The cash flow engine of the company provides the most critical lens into how operations are currently funded. Because the internal engine is stalled, the company is entirely reliant on the slow depletion of its existing balance sheet to survive. The trajectory of CFO is erratic; while Q2 2025 saw a minor positive operating cash flow of $0.02 million, this immediately reversed back to a burn of -$0.05 million in Q3 2025. Capital expenditures are completely absent, registering at $0 for the recent quarters, which indicates the company is in a pure maintenance or survival mode rather than investing for future growth. Because FCF is negative, there is no surplus capital available for debt paydown (which is unnecessary anyway), dividends, or share buybacks. The sustainability point here is clear: cash generation looks wholly undependable, and operations are being funded strictly by slowly draining the cash reserves, which fell by -28.61% year-over-year in Q3 2025.

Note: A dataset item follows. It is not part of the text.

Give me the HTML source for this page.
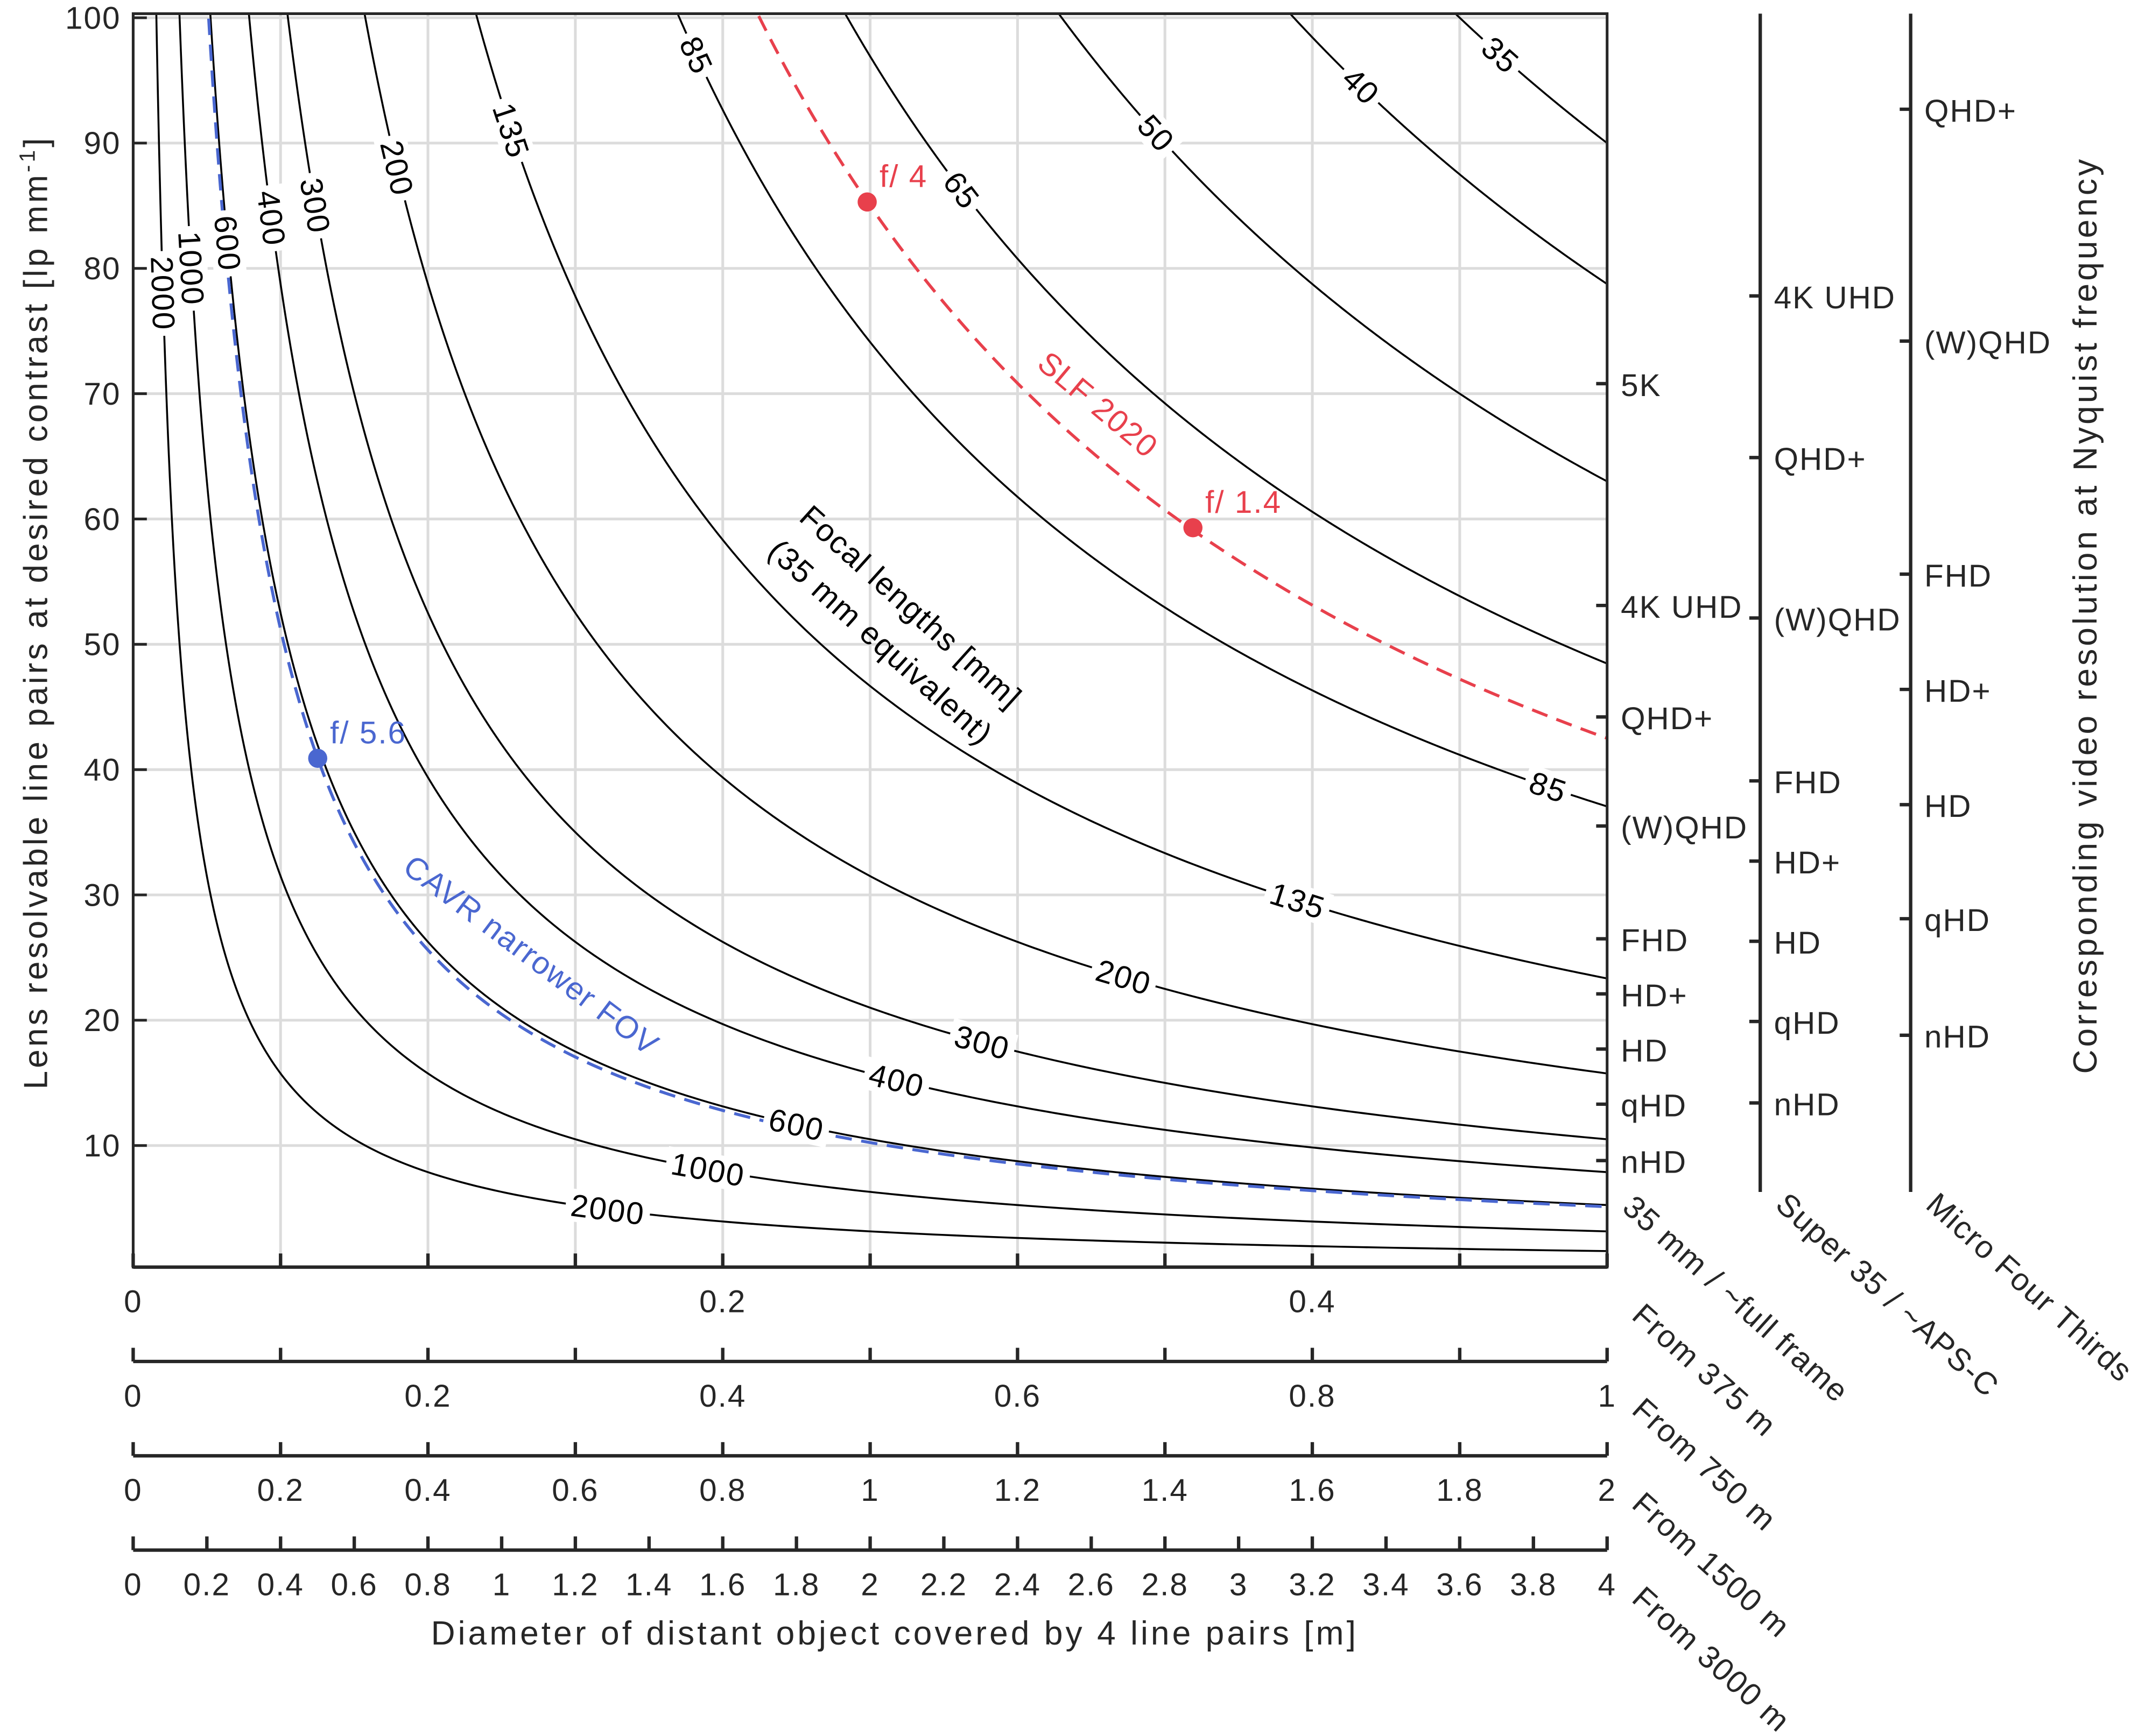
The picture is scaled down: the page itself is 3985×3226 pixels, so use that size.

Analyzing capital allocation and shareholder payouts reveals a dormant policy heavily constrained by the company's lack of operating cash flow. New Concept Energy does not currently pay a dividend, which is an absolute necessity given the negative FCF; instituting any payout right now would accelerate the path to insolvency and be a major red flag. On the equity side, the basic shares outstanding have remained incredibly static at 5.0 million across the last two quarters (with 5.13 million total common shares outstanding for the latest annual period). For retail investors, this means that while they are not suffering from active, ongoing share dilution right now, there is also zero value being returned via buybacks. With no organic cash being generated, the most pressing future risk is that management may eventually need to issue new shares to replenish the dwindling cash pile, which would severely dilute existing ownership unless per-share financial results drastically improve.
To frame the final investment decision, retail investors must weigh the extreme differences between the balance sheet and the income statement. The company's key strengths include: 1) A debt-free capital structure that completely removes interest rate and default risks, and 2) A massive liquidity buffer represented by a 5.3x current ratio. Conversely, the biggest red flags are: 1) An incredibly tiny revenue base of just $0.04 million per quarter that cannot cover basic administrative costs, and 2) A persistent cash burn evidenced by an operating margin of -161.54% and negative CFO. Overall, the foundation looks risky because while the balance sheet can theoretically absorb losses for a few more quarters without the threat of bankruptcy, the core business model is deeply flawed and is actively destroying shareholder value without any visible path to self-sustaining cash flow.